Tag Archives: East Vancouver

Closing Neighbourhood Schools Maims Community Soul

What kind of soul destruction happens to a community when the BC Liberal K-12 privatization agenda, tax cuts and defunding force school boards to close schools?

Carlito Pablo wrote an excellent piece last week explaining how vulnerable communities are to the Liberal Party’s slash and burn social service defunding using the closing of the K-5 College Park Elementary School in Port Moody a few years ago as an example.

But he included new data that shows more reasons why merely maximizing demographic efficiency isn’t good policy for society:

A Vancouver school board staff report released in October noted that although enrollment has declined in the city in the past decade, “elementary enrollment is projected to flatten out over the next three years, and then increase by 2013”.

via School closure left a big gap in Port Moodys community | Vancouver, Canada | Straight.com.

If you have any concern for schools closing anymore after almost 200 have been closed already, you need to read the piece above.
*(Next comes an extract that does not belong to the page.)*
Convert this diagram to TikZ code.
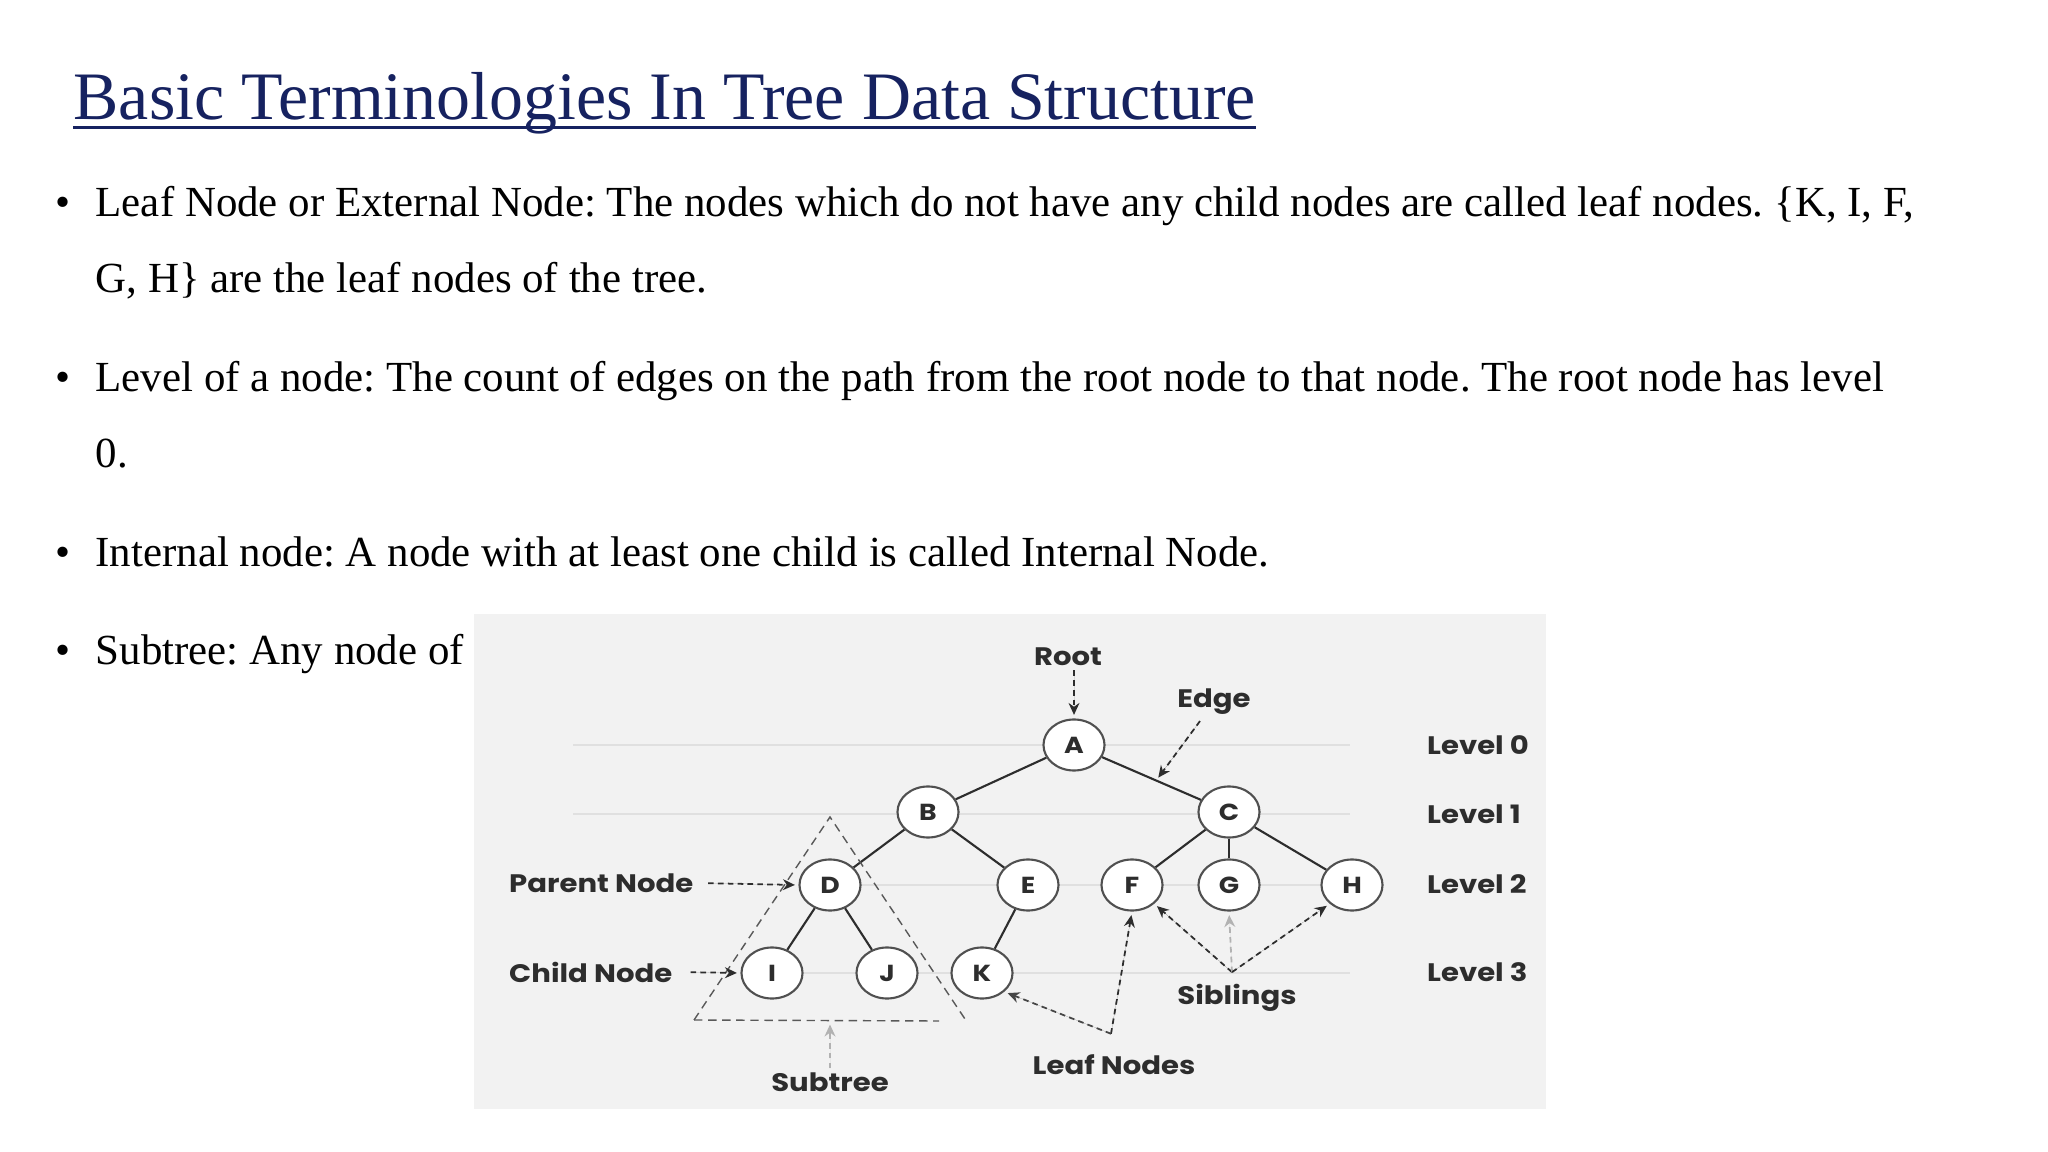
\documentclass[tikz,border=0pt]{standalone}
\usepackage{fontspec}
\setmainfont{Liberation Serif}
\newfontfamily\popfont{Poppins}[FakeStretch=1.15]
\usetikzlibrary{shapes.geometric,arrows.meta,positioning,calc}
\definecolor{titleblue}{RGB}{22,34,96}
\definecolor{panelgray}{RGB}{242,242,242}
\definecolor{levelgray}{RGB}{224,224,224}
\definecolor{inkgray}{RGB}{45,45,45}
\definecolor{ringgray}{RGB}{80,80,80}
\tikzset{
  bodytext/.style={anchor=base west, inner sep=0pt, font=\fontsize{12.2}{14}\selectfont\frenchspacing},
  treenode/.style={ellipse, draw=ringgray, fill=white, semithick, minimum width=0.61cm,
                   minimum height=0.51cm, inner sep=0pt, text=inkgray,
                   font=\popfont\bfseries\fontsize{6.6}{7}\selectfont},
  notetext/.style={text=inkgray, inner sep=1pt, font=\popfont\bfseries\fontsize{7.2}{8}\selectfont},
  branch/.style={draw=inkgray, semithick},
  pointer/.style={-{Stealth[length=3.4pt, width=3.1pt]}, draw=inkgray, fill=inkgray, line width=0.5pt,
                  dash pattern=on 1.6pt off 1.2pt, shorten >=1pt},
  faintpointer/.style={pointer, draw=gray!60, fill=gray!60},
  greypointer/.style={pointer, draw=gray!55!black, fill=gray!55!black},
  hull/.style={draw=gray!70!black, line width=0.4pt, dash pattern=on 2.4pt off 1.6pt},
  levelline/.style={draw=levelgray, line width=0.4pt},
}
\begin{document}
\begin{tikzpicture}[x=0.01cm, y=-0.01cm]
\useasboundingbox (0,0) rectangle (2048,1152);
\fill[white] (0,0) rectangle (2048,1152);

% -------------------- Title --------------------
\node[anchor=base west, inner sep=0pt, text=titleblue, font=\fontsize{19.3}{22}\selectfont]
    (title) at (73,120) {Basic Terminologies In Tree Data Structure};
\draw[titleblue, line width=0.85pt] ($(title.base west)+(0,8)$) -- ($(title.base east)+(0,8)$);

% -------------------- Bullets --------------------
\foreach \yy/\nm in {217/b1, 392/b2, 567/b3, 665/b4}
  \node[bodytext] (\nm) at (55,\yy) {\textbullet};
\node[bodytext] (leafline) at (95,217)
    {Leaf Node or External Node: The nodes which do not have any child nodes are called leaf nodes. \{K, I, F,};
\node[bodytext] (leafline2) at (95,293) {G, H\} are the leaf nodes of the tree.};
\node[bodytext] (levelline1) at (95,392)
    {Level of a node: The count of edges on the path from the root node to that node. The root node has level};
\node[bodytext] (levelline2) at (95,468) {0.};
\node[bodytext] (internal) at (95,567) {Internal node: A node with at least one child is called Internal Node.};
\node[bodytext] (subline) at (95,665) {Subtree: Any node of};

% -------------------- Picture panel --------------------
\fill[panelgray] (474,614) rectangle (1546,1109);
\draw[levelline] (573,745) -- (1350,745);
\draw[levelline] (573,814) -- (1350,814);
\draw[levelline] (830,885) -- (1350,885);
\draw[levelline] (772,973) -- (1350,973);

% -------------------- Tree --------------------
\node[treenode] (A) at (1074,745) {A};
\node[treenode] (B) at (928,812) {B};
\node[treenode] (C) at (1229,812) {C};
\node[treenode] (D) at (830,885) {D};
\node[treenode] (E) at (1028,885) {E};
\node[treenode] (F) at (1132,885) {F};
\node[treenode] (G) at (1229,885) {G};
\node[treenode] (H) at (1352,885) {H};
\node[treenode] (I) at (772,973) {I};
\node[treenode] (J) at (887,973) {J};
\node[treenode] (K) at (982,973) {K};
\foreach \p/\c in {A/B, A/C, B/D, B/E, D/I, D/J, E/K, C/F, C/G, C/H}
  \draw[branch] (\p) -- (\c);

% -------------------- Labels --------------------
\node[notetext] (root) at (1068,657) {Root};
\node[notetext] (edgelbl) at (1214,702) {Edge};
\foreach \yy/\nm in {745/0, 814/1, 884/2, 972/3}
  \node[notetext, anchor=west] (lvl\nm) at (1423,\yy) {Level \nm};
\node[notetext, anchor=west] (parent) at (505,883) {Parent Node};
\node[notetext, anchor=west] (child) at (505,972) {Child Node};
\node[notetext] (subtree) at (830,1082) {Subtree};
\node[notetext] (leaf) at (1114,1065) {Leaf Nodes};
\node[notetext] (sib) at (1237,998) {Siblings};

% subtree outline
\coordinate (apex) at (830,817);
\coordinate (baseL) at (694,1020);
\coordinate (baseR) at (967,1022);
\coordinate (baseM) at (830,1021);
\coordinate (baseE) at (939,1021);
\draw[hull] (baseL) -- (apex) -- (baseR);
\draw[hull] (baseL) -- (baseE);

% -------------------- Pointers --------------------
\coordinate (acmid) at ($(A)!0.53!(C)$);
\coordinate (leafhub) at ($(leaf.north)+(-3,-17)$);
\coordinate (sibhub) at ($(sib.north)+(-5,-8)$);
\draw[pointer] (root.south -| A) -- (A.north);
\draw[pointer] ($(edgelbl.south)+(-14,2)$) -- (acmid);
\draw[pointer, shorten <=3pt] (parent.east) -- (D.west);
\draw[pointer, shorten <=4pt] (child.east) -- (I.west);
\draw[faintpointer] (subtree.north) -- (baseM);
\draw[pointer] (leafhub) -- (F.south);
\draw[greypointer] (leafhub) -- (K.south east);
\draw[pointer] (sibhub) -- (F.south east);
\draw[faintpointer] (sibhub) -- (G.south);
\draw[pointer] (sibhub) -- (H.south west);

\end{tikzpicture}
\end{document}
And if your neighbourhood school isn’t closing, one nearby may be and you should really consider stepping up in solidarity with those under that threat.

I was quite moved by the College Park piece and I have quite a bit to add that complements the views it contains:

Though a strip mall existed for a time in the 1970s, I was always happy that College Park didn’t have a mall, shopping centre or cafe.
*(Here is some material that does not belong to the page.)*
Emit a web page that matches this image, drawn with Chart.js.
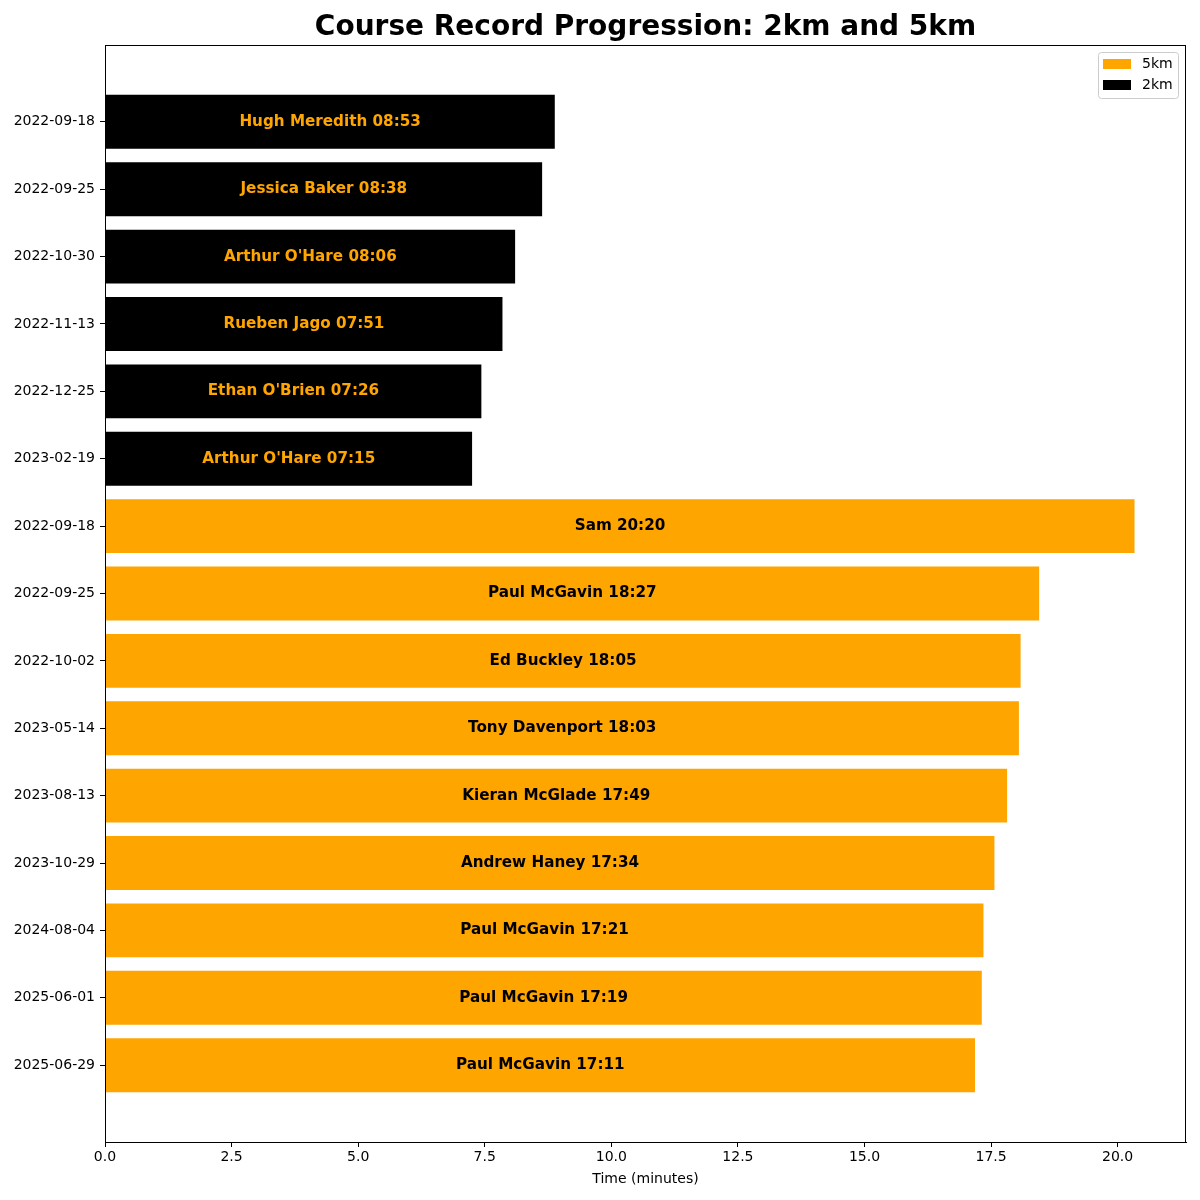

College Park had trees, trails, lots of kids, a lacrosse box, fields and an outdoor pool. I started kindergarten the year College Park opened and found my 6 years there to be a profound benchmark of what community was supposed to be about.

I’ve seen less and less of it in the last 30-odd years not only when I taught high school in District 43, but more now living in East Vancouver.

It is an embrace of community vibrancy and commitment to neighbourhood relationships that create the bedrock of stability for our children.

The Liberals have spent a decade encouraging privatization in part by defunding the system leading to the closure of over 200 schools by next year. Those were policy choices based on defunding government revenues through tax cuts.

It’s time to fight back and demand just taxation and investment in our social infrastructure.

I took my children through College Park last spring to show them all the landmarks of my childhood and while it was no ghost town, its soul had been horribly maimed.

If we allow these closures to continue we are inviting decay into our communities. Isn’t 200 closed schools throughout the province enough to get us to act?